21 agosto 2014
Delante de mí, un interminable túnel de madera.
Una pasarela hacia el Amazonas.
Nunca deseé tanto llegar y encontrar al Amazonas, para tirar mi mochila en el barro y zambullirme en las aguas sucias, marrones, café con leche, de este río.
Quiero quitarme todo el barro, mierda, bichos y pajas que he acumulado en esta travesía. El montón de litros de sudor.
Vengo de cinco días en la Amazonia peruana, cerca de Iquitos. Sólo dos días después de llegar a esta ruidosa y polvorienta ciudad, necesité y busqué mi vuelta a la selva. Un suizo que conocí en el último barco y que resultó, tal vez, aún más loco que yo, se viene conmigo.
Varios días disfrutando de la magia peruana en casas y poblados de una ruta aleatoria junto al río Mazán, cocinando al fuego, durmiendo donde cayésemos y aceptando la hospitalidad de los locales. Sin duda despertamos el interés de todos ellos, especialmente de los niños, cuya timidez les hace observarnos con completa atención y sin articular palabra, largo rato, mientras se multiplican en un recreo de su escuela junto a nuestro refugio, en una mañana cualquiera de un poblado idílico. Sólo algún gesto estúpido de los nuestros les arranca una risotada.

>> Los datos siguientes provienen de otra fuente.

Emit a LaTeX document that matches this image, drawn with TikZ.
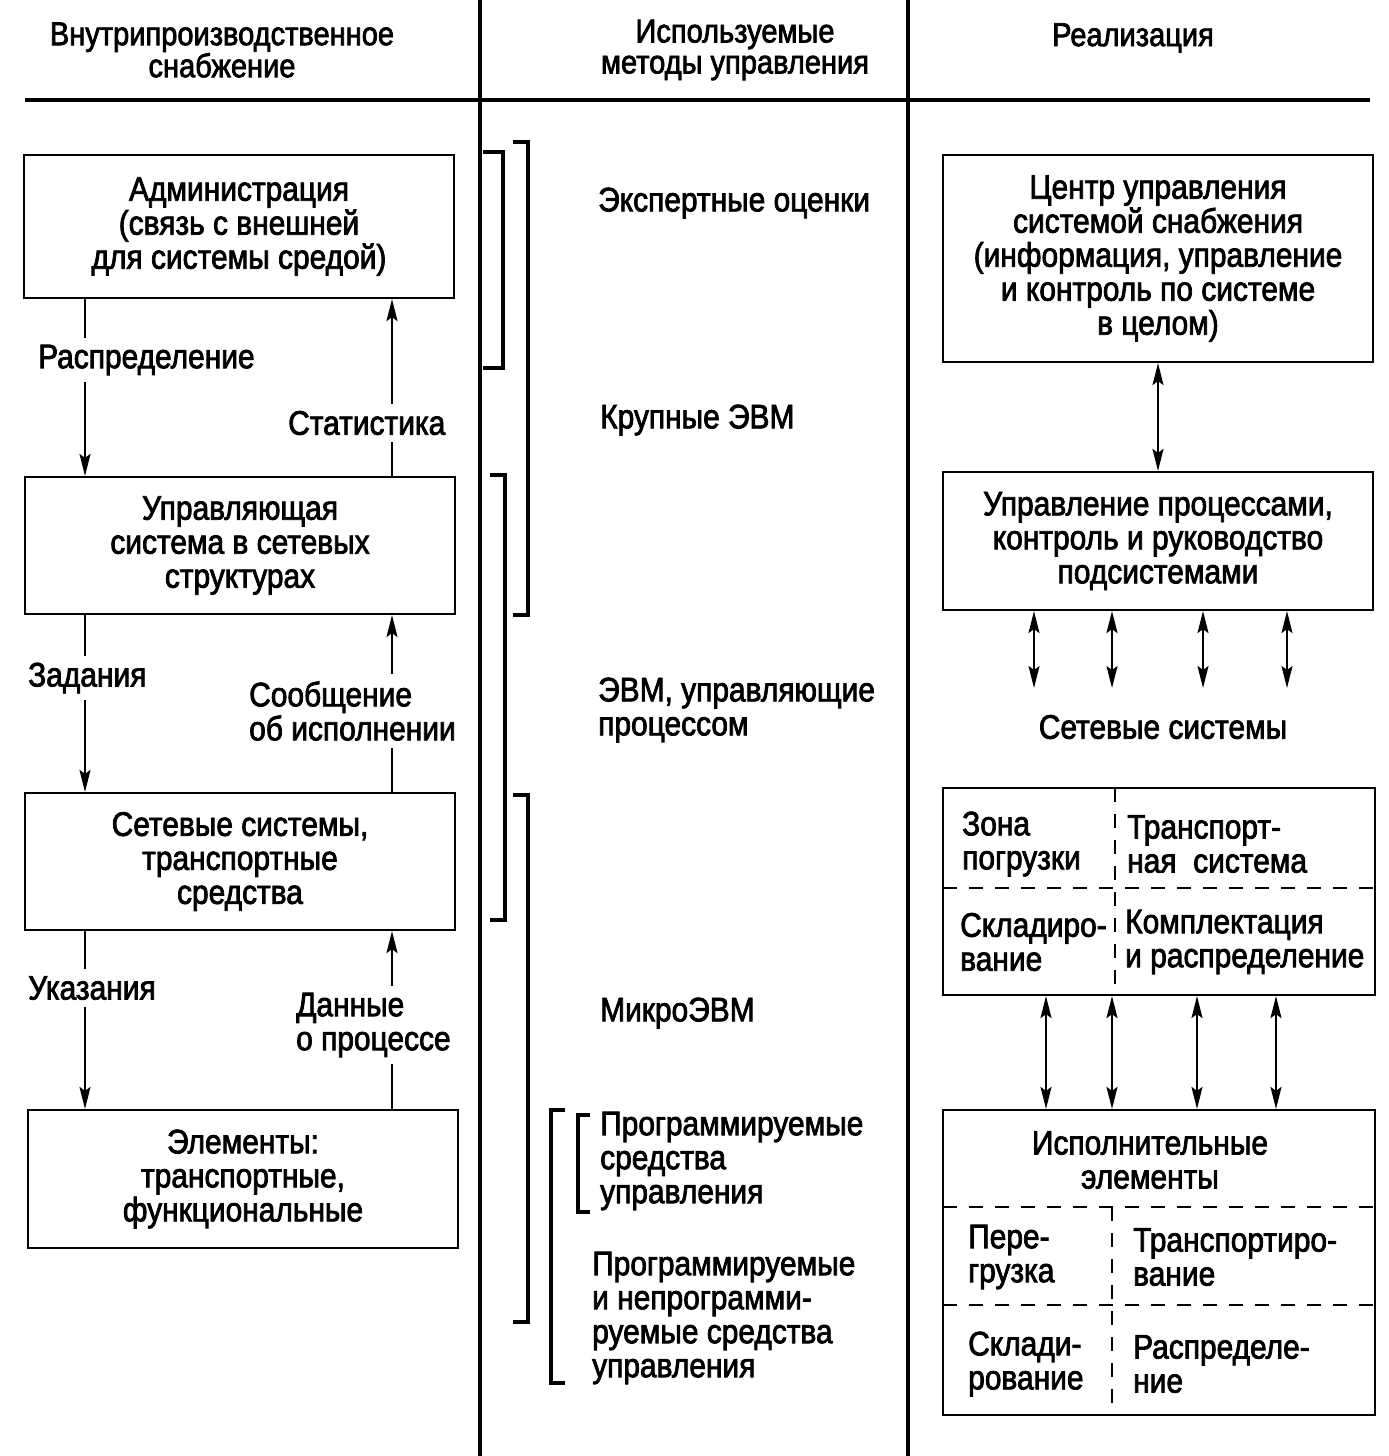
\documentclass[tikz,border=0pt]{standalone}
\usepackage{fontspec}
\setmainfont{Liberation Sans}[FakeStretch=0.88,FakeBold=2.2]
\usetikzlibrary{arrows.meta}
\begin{document}
\begin{tikzpicture}[x=1pt, y=-1pt,
    every node/.style={font=\fontsize{34}{34}\selectfont, inner sep=3pt},
    box/.style={draw, line width=2.2pt, minimum width=430pt, align=center},
    lbl/.style={anchor=west, align=left, inner sep=7pt},
    head/.style={align=center, font=\fontsize{33}{31}\selectfont},
    flow/.style={line width=2pt},
    tip/.style={flow, -{Stealth[length=22pt,width=11pt,inset=4pt]}},
    dtip/.style={flow, {Stealth[length=22pt,width=11pt,inset=4pt]}-{Stealth[length=22pt,width=11pt,inset=4pt]}},
    rule/.style={line width=3.5pt},
    brk/.style={line width=3.5pt},
    cell/.style={line width=1.8pt, dash pattern=on 14pt off 12pt}]
    \useasboundingbox (0,0) rectangle (1389,1456);
    \node[head] (h1) at (222,50)  {Внутрипроизводственное\\снабжение};
    \node[head] (h2) at (735,50)  {Используемые\\методы управления};
    \node[head] (h3) at (1133,38) {Реализация};
    \draw[rule] (25,100) -- (1370,100);
    \draw[rule] (480,0) -- (480,1456);
    \draw[rule] (908,0) -- (908,1456);
    % left column
    \node[box, minimum height=143pt] (adm)  at (239,226.5) {Администрация\\(связь с внешней\\для системы средой)};
    \node[box, minimum height=137pt] (ctrl) at (240,545.5) {Управляющая\\система в сетевых\\структурах};
    \node[box, minimum height=137pt] (net)  at (240,861.5) {Сетевые системы,\\транспортные\\средства};
    \node[box, minimum height=138pt] (elem) at (243,1179)  {Элементы:\\транспортные,\\функциональные};
    \coordinate (dn) at (85,0);
    \coordinate (up) at (392,0);
    \node[lbl] (distr) at (31,360)   {Распределение};
    \node[lbl] (stat)  at (281,423)  {Статистика};
    \node[lbl] (task)  at (21,678)   {Задания};
    \node[lbl] (rep)   at (242,711)  {Сообщение\\об исполнении};
    \node[lbl] (instr) at (21,988)   {Указания};
    \node[lbl] (data)  at (289,1025) {Данные\\о процессе};
    \draw[flow] (adm.south-|dn)   -- (distr.north-|dn);
    \draw[tip]  (distr.south-|dn) -- (ctrl.north-|dn);
    \draw[flow] (ctrl.north-|up)  -- (stat.south-|up);
    \draw[tip]  (stat.north-|up)  -- (adm.south-|up);
    \draw[flow] (ctrl.south-|dn)  -- (task.north-|dn);
    \draw[tip]  (task.south-|dn)  -- (net.north-|dn);
    \draw[flow] (net.north-|up)   -- (rep.south-|up);
    \draw[tip]  (rep.north-|up)   -- (ctrl.south-|up);
    \draw[flow] (net.south-|dn)   -- (instr.north-|dn);
    \draw[tip]  (instr.south-|dn) -- (elem.north-|dn);
    \draw[flow] (elem.north-|up)  -- (data.south-|up);
    \draw[tip]  (data.north-|up)  -- (net.south-|up);
    % middle column
    \draw[brk] (483,152)  -| (503,368)  -- (483,368);
    \draw[brk] (513,142)  -| (528,615)  -- (513,615);
    \draw[brk] (490,475)  -| (505,920)  -- (490,920);
    \draw[brk] (513,795)  -| (528,1322) -- (513,1322);
    \draw[brk] (565,1110) -| (551,1383) -- (565,1383);
    \draw[brk] (590,1115) -| (578,1212) -- (590,1212);
    \node[lbl] (expert)    at (591,203)  {Экспертные оценки};
    \node[lbl] (mainframe) at (593,420)  {Крупные ЭВМ};
    \node[lbl] (pcs)       at (591,710)  {ЭВМ, управляющие\\процессом};
    \node[lbl] (micro)     at (593,1013) {МикроЭВМ};
    \node[lbl] (plc)       at (593,1161) {Программируемые\\средства\\управления};
    \node[lbl] (mixed)     at (585,1318) {Программируемые\\и непрограмми-\\руемые средства\\управления};
    % right column
    \node[box, minimum height=207pt] (centre) at (1158,258.5) {Центр управления\\системой снабжения\\(информация, управление\\и контроль по системе\\в целом)};
    \node[box, minimum height=138pt] (proc) at (1158,541) {Управление процессами,\\контроль и руководство\\подсистемами};
    \draw[dtip] (centre) -- (proc);
    \foreach \x in {1034,1112,1203,1287} {
        \coordinate (t) at (\x,688);
        \draw[dtip] (proc.south-|t) -- (t);
    }
    \node (netsys) at (1163,727) {Сетевые системы};
    \node[box, minimum width=432pt, minimum height=207pt] (zones) at (1159,891.5) {};
    \draw[cell] (943,888) -- (1375,888);
    \draw[cell] (1115,788) -- (1115,995);
    \node[lbl] (load)  at (955,844)  {Зона\\погрузки};
    \node[lbl] (trans) at (1120,844) {Транспорт-\\ная~~система};
    \node[lbl] (store) at (953,942)  {Складиро-\\вание};
    \node[lbl] (kompl) at (1118,942) {Комплектация\\и распределение};
    \node[box, minimum width=432pt, minimum height=305pt] (exec) at (1159,1262.5) {};
    \foreach \x in {1046,1112,1197,1276} {
        \coordinate (c) at (\x,0);
        \draw[dtip] (zones.south-|c) -- (exec.north-|c);
    }
    \node[align=center] (execlbl) at (1150,1160) {Исполнительные\\элементы};
    \draw[cell] (943,1207) -- (1375,1207);
    \draw[cell] (943,1305) -- (1375,1305);
    \draw[cell] (1112,1207) -- (1112,1415);
    \node[lbl] (reload) at (961,1257)  {Пере-\\грузка};
    \node[lbl] (carry)  at (1126,1257) {Транспортиро-\\вание};
    \node[lbl] (store2) at (961,1364)  {Склади-\\рование};
    \node[lbl] (distr2) at (1126,1364) {Распределе-\\ние};
\end{tikzpicture}
\end{document}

Hemos cruzado desde este río al Amazonas por selva virgen, a machete y ganas; el cansancio infinito se mezcla con el sudor pero la adrenalina nos hace sonreír: al fin y al cabo veníamos a esto, a la selva. Una gran tormenta embellece el horizonte amazónico mientras esperamos barco. Panorama de grises-azules en el cielo, una masa blanca de lluvia se aproxima.
***
El barco que nos lleva de vuelta a Iquitos es viejo, roído, con olor, años, gente. Pequeño y acogedor, igualmente. Tardará unas dos horas. Leo sobre el Ahora y me vuelvo consciente y despierto.
Despierto, observo a mi alrededor.
Las uñas rosas del pie de una mujer tumbada en un lateral tienen mucho color. Ella tiene malaria, según dijo en la orilla. Duerme.
El marrón de la madera vieja del barco es apagado y triste, pero los colores de la carga, bananas, papayas, bolsas, gallinas, y uñas, lo electrizan.
A mi lado, un jóven llega nervioso de pasear por el barco, y como no tiene ni celular ni ordenador, como en los viejos tiempos, se entretiene sacando su cartera. Lo primero en ella es una foto, como en los viejos tiempos, de una chica. Su chica.
Yo miro de reojo, él la mira, saca la foto, la toca, se la acerca a los ojos, comprueba si estoy mirando, pero desvío mi mirada con el tiempo justo para que sus ojos no encuentren los míos. Vuelve a mirarla. Y yo.
Saca un llavero, se entretiene, lo mira y le da vueltas; busco otro foco de belleza.
A mi izquierda, una niña que estaba inquieta ha conseguido relajarse, ante la tardanza del trayecto, en el cuerpo de su padre, y su cara está incrustada en un jersey negro. Solo alcanzo a ver su ojo derecho. Es perfecto, su piel, sus pestañas, es negro muy negro y lo blanco muy blanco. Le dibujo una sonrisa en mi cara, y casi en el mismo instante, sin mover su cabeza, detecto su sonrisa de vuelta por un simple estiramiento elástico de los contornos de su ojo.
Busco más.
Al fondo, junto al ruidoso motor, un hombre aburrido de hacer el mismo viaje diariamente está sentado junto a una ventana, cerca del agua, su escape, su libertad, sucio, con olor a gasolina y humo, con mucho ruido, pero su sitio preferido al fin y al cabo, según noto en la expresión de su cara. Nos cruzamos la mirada: esta vez no hay sonrisas.
El muchacho de la foto ha conseguido estar tranquilo: está pensando en Ella.
Es una descripción sencilla cargada de lirismo y evocaciones del material del que está tejida el alma humana.
!!!!!!!!!!!!!!!!
Me parece exquisita. Sin pretenderlo estás haciendo literatura. Nunca pienses que estás perdiendo el «tiempo» sólo por no estar COTIZANDO. Nunca, nunca!
Cuántos frutos, Dani! Qué trabajo tan PRODUCTIVO haces ahí y ahora! Fuck Bcn!